Exercise aim = Write the lines out exactly as they stand, from the one containing "Write a web" through the one containing "['100.0', '90.10', '80.20', '70.30', '60.40', '50.50'];", and only those. Omit pictures.

Recorded data =

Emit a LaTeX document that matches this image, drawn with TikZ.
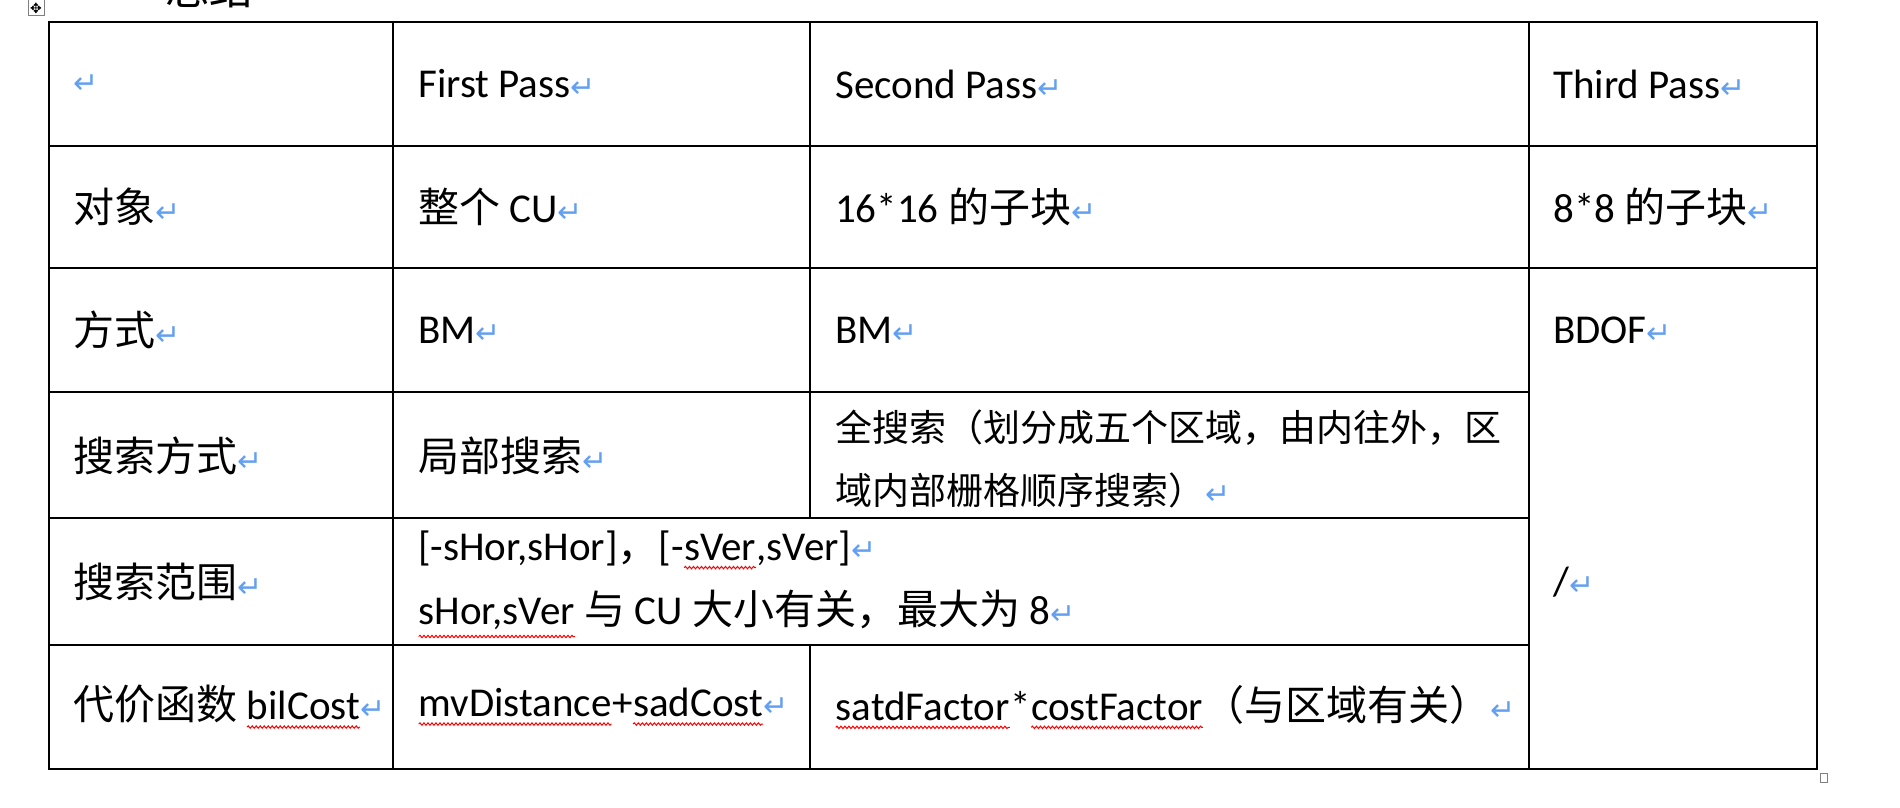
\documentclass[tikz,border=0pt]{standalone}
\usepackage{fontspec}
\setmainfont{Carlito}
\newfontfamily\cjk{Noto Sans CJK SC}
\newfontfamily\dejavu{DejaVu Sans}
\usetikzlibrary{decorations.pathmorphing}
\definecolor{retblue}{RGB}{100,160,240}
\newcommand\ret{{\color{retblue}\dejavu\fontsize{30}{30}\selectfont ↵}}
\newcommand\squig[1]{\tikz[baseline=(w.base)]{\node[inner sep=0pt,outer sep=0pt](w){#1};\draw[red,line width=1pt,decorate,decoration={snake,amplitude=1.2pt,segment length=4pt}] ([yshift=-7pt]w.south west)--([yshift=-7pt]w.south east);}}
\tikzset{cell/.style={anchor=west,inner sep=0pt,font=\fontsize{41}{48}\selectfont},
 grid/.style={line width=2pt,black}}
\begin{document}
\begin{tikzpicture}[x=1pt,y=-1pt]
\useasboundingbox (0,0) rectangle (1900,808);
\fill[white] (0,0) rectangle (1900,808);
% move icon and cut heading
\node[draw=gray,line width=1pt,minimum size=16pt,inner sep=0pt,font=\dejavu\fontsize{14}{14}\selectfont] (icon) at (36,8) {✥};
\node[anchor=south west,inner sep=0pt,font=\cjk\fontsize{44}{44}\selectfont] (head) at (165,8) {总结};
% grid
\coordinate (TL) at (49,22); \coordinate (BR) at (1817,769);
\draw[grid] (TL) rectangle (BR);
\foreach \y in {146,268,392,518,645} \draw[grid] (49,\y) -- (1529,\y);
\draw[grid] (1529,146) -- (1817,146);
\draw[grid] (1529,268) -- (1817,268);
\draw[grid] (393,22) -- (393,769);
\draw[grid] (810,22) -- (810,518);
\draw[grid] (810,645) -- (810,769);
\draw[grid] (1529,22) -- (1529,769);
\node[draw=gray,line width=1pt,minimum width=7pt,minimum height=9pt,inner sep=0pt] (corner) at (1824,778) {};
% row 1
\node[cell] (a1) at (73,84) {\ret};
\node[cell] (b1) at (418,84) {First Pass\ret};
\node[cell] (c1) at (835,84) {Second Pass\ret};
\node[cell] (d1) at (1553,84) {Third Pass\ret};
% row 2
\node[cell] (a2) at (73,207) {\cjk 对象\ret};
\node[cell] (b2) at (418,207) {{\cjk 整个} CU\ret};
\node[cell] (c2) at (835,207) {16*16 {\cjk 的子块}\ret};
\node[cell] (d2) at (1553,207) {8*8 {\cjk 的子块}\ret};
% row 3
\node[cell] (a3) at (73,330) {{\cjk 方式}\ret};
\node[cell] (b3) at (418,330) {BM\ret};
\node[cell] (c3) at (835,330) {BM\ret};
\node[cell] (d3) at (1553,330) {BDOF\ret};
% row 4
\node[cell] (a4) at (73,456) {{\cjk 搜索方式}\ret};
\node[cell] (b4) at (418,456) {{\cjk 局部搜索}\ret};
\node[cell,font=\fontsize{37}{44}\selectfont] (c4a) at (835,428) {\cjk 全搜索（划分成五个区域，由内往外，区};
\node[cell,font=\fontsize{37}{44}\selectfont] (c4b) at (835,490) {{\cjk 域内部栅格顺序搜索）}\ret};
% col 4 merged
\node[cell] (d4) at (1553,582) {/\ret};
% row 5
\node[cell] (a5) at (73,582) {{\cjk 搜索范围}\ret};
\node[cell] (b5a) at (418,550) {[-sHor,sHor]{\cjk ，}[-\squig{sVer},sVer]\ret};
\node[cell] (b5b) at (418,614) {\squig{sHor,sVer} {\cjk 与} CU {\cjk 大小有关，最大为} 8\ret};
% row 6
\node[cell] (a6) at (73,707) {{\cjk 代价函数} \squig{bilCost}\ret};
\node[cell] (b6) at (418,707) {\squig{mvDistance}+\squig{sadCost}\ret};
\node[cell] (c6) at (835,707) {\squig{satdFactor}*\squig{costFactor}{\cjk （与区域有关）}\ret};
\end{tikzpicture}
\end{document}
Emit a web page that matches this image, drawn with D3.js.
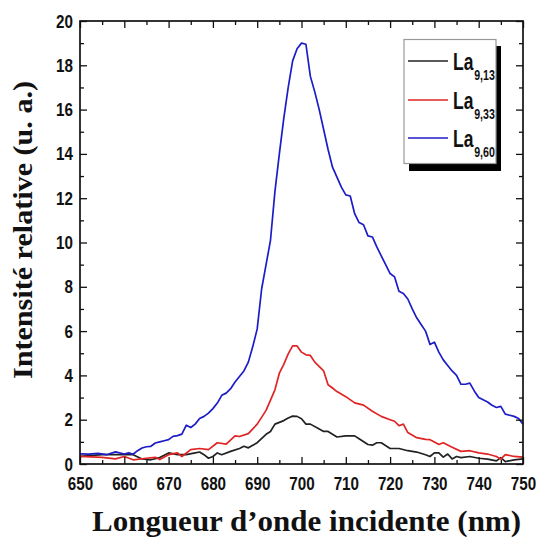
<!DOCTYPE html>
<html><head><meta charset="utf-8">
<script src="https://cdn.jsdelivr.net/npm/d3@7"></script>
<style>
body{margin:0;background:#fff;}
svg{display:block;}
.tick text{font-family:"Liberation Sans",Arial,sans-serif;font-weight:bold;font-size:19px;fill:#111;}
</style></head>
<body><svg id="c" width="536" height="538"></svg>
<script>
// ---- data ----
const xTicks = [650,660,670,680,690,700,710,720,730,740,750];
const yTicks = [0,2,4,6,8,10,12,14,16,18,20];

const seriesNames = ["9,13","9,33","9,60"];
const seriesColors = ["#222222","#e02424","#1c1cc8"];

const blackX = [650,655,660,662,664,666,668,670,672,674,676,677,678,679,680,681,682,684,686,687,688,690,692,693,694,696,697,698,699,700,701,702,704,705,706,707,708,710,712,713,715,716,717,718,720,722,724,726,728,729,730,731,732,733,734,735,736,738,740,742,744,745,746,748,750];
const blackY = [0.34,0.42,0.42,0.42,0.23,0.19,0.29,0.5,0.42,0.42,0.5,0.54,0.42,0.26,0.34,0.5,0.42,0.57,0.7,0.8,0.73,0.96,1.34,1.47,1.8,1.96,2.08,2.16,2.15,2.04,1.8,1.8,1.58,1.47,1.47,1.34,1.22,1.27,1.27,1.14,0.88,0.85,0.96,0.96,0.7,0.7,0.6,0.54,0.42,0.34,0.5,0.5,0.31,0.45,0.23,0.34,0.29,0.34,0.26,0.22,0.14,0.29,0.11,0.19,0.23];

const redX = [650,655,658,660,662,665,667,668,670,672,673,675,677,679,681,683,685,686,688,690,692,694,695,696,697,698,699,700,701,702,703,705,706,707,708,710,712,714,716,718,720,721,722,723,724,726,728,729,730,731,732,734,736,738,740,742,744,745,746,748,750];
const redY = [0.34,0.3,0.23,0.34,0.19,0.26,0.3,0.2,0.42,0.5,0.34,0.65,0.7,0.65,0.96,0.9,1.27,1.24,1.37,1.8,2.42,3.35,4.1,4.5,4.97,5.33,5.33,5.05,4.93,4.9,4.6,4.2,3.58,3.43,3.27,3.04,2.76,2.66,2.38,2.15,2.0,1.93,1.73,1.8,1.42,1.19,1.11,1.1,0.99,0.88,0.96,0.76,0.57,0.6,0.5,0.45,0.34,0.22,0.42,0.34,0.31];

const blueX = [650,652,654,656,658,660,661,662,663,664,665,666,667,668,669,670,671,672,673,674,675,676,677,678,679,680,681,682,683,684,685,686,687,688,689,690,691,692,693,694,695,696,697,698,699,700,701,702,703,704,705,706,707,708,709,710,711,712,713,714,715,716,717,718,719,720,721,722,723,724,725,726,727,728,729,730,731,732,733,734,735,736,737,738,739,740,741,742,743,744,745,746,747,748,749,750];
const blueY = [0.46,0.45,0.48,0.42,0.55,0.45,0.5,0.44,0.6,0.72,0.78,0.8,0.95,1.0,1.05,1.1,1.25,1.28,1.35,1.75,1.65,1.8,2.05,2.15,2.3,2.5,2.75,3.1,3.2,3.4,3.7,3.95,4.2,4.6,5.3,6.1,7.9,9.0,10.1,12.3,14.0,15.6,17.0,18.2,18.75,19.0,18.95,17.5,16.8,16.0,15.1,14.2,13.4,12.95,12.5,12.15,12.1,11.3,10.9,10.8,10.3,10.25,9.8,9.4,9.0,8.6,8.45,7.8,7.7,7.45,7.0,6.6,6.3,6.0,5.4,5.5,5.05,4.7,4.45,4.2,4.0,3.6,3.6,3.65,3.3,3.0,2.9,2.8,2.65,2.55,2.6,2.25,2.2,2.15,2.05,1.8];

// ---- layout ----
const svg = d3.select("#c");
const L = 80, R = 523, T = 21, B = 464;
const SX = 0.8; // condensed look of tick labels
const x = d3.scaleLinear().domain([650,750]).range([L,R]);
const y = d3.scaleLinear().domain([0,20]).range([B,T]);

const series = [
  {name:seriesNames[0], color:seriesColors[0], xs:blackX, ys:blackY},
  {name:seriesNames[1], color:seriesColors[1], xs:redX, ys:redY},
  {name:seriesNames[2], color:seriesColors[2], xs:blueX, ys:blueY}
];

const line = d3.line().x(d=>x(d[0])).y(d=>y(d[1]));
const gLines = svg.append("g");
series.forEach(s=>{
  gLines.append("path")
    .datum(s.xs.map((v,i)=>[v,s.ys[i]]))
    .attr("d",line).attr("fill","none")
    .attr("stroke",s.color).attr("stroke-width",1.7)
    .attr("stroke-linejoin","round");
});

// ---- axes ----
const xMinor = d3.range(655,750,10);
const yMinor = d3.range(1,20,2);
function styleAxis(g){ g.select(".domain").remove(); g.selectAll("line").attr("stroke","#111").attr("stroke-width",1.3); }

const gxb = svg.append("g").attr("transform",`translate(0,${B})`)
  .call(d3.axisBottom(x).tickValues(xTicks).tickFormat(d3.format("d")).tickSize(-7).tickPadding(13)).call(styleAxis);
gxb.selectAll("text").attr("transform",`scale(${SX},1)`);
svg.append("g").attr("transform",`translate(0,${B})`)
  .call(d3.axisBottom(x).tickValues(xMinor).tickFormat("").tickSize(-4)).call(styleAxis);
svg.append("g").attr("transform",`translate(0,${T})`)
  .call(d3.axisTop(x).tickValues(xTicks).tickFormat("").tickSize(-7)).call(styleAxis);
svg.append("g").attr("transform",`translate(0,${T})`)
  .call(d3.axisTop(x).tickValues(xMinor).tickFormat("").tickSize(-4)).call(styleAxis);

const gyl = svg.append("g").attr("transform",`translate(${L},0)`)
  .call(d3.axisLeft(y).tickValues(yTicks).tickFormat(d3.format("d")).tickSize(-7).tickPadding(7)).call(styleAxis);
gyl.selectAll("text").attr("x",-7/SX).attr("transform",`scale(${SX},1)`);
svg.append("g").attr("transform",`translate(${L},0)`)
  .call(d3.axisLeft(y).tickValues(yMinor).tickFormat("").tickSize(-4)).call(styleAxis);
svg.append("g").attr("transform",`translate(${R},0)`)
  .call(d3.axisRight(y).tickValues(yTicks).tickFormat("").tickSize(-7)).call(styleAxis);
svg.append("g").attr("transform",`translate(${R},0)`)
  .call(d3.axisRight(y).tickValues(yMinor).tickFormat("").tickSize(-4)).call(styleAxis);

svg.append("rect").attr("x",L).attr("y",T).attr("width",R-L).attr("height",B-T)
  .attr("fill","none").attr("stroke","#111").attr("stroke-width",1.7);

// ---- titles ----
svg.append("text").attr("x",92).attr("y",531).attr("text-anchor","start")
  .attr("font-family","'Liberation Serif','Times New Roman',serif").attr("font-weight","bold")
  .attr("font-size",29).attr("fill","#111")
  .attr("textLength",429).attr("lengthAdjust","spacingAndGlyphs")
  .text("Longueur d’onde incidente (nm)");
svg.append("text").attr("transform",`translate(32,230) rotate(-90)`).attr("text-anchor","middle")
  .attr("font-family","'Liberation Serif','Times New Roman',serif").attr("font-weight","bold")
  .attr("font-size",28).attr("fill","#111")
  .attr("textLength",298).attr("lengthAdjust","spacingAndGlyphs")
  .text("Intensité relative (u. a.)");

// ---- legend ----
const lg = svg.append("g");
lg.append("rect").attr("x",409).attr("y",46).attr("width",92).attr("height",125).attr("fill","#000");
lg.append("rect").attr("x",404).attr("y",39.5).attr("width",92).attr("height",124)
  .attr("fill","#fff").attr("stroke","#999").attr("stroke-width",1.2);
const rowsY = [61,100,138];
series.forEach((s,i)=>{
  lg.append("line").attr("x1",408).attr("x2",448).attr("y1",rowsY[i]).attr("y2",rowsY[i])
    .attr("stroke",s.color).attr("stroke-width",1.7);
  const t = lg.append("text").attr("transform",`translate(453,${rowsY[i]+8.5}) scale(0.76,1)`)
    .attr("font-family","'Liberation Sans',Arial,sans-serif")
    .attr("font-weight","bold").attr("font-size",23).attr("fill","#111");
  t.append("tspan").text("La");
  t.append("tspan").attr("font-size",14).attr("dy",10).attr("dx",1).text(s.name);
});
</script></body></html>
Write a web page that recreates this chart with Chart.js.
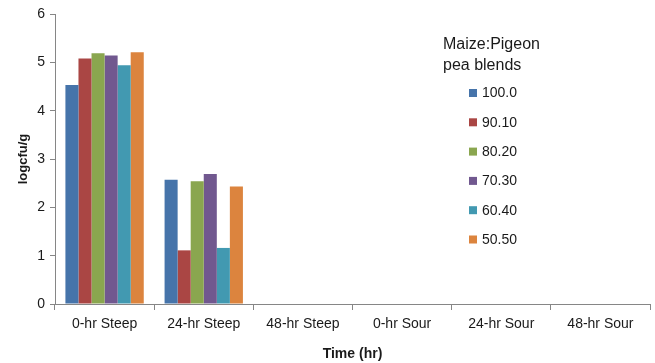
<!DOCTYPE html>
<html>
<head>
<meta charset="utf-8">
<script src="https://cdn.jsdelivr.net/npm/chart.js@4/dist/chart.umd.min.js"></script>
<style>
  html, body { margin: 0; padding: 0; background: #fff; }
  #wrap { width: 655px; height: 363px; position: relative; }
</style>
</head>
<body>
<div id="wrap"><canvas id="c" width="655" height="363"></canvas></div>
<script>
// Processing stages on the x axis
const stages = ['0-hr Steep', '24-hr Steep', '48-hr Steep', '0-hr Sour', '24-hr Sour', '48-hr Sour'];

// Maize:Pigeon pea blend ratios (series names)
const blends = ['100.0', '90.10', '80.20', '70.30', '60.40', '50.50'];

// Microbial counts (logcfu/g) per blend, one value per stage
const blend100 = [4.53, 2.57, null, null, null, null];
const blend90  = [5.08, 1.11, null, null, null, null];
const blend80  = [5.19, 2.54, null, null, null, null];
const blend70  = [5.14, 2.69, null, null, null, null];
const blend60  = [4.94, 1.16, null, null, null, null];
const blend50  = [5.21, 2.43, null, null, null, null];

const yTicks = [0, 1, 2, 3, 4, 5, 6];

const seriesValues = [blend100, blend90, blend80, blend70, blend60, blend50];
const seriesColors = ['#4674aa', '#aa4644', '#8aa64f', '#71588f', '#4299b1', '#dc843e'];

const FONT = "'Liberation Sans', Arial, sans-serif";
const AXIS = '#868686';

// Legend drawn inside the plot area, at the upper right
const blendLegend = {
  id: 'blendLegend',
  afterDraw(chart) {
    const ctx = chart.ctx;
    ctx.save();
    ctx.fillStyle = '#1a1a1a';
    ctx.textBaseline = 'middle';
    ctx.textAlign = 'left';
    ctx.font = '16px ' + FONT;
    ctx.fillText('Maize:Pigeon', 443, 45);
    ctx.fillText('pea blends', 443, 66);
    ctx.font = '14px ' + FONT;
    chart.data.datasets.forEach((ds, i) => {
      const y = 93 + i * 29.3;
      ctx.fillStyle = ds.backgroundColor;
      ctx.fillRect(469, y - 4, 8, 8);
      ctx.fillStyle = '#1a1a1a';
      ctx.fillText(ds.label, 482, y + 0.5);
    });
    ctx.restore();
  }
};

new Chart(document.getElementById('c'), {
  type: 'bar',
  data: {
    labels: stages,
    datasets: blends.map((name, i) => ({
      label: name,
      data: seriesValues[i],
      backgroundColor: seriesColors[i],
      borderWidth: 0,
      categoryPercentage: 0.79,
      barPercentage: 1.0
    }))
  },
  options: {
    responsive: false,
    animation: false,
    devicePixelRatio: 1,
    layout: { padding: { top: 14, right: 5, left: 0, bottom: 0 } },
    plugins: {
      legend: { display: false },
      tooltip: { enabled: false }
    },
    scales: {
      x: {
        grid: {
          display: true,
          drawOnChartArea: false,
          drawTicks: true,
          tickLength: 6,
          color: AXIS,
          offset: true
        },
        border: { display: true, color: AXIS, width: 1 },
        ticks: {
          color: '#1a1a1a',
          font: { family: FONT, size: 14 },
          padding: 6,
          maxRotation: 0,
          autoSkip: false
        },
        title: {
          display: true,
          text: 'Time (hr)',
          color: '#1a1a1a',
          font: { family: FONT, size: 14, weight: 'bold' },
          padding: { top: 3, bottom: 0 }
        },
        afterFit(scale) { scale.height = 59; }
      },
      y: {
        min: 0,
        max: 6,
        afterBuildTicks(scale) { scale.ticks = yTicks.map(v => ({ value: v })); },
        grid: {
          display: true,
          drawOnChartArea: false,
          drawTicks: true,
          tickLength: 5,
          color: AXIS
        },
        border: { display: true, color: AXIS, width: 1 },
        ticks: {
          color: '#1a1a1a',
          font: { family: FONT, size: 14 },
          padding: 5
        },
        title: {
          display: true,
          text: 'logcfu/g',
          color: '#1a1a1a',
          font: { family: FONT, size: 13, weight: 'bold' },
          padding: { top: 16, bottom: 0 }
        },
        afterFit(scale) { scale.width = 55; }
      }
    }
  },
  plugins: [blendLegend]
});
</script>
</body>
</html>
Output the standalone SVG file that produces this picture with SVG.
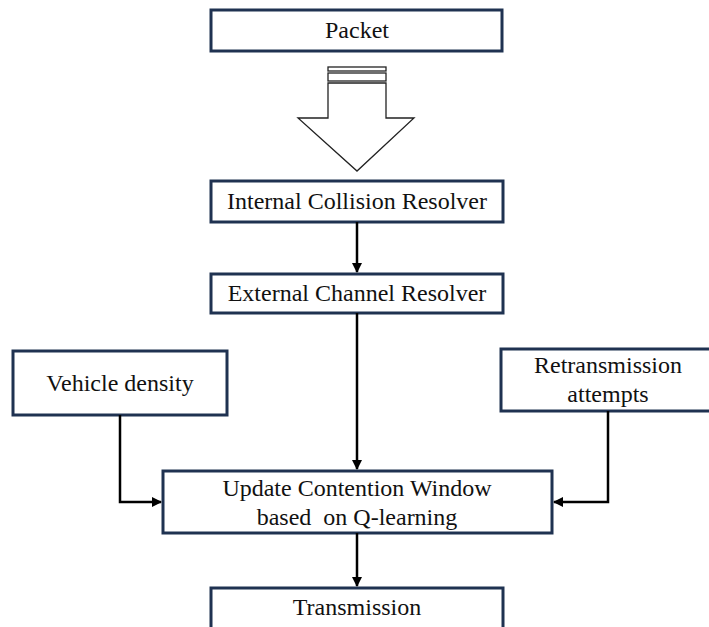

Answer for the task =
Write a web page that recreates this chart with Chart.js.
<!DOCTYPE html>
<html>
<head>
<meta charset="utf-8">
<script src="https://cdn.jsdelivr.net/npm/chart.js@4/dist/chart.umd.min.js"></script>
<style>
  html, body { margin: 0; padding: 0; background: #fff; }
  #wrap { width: 655px; height: 363px; position: relative; }
</style>
</head>
<body>
<div id="wrap"><canvas id="c" width="655" height="363"></canvas></div>
<script>
// Processing stages on the x axis
const stages = ['0-hr Steep', '24-hr Steep', '48-hr Steep', '0-hr Sour', '24-hr Sour', '48-hr Sour'];

// Maize:Pigeon pea blend ratios (series names)
const blends = ['100.0', '90.10', '80.20', '70.30', '60.40', '50.50'];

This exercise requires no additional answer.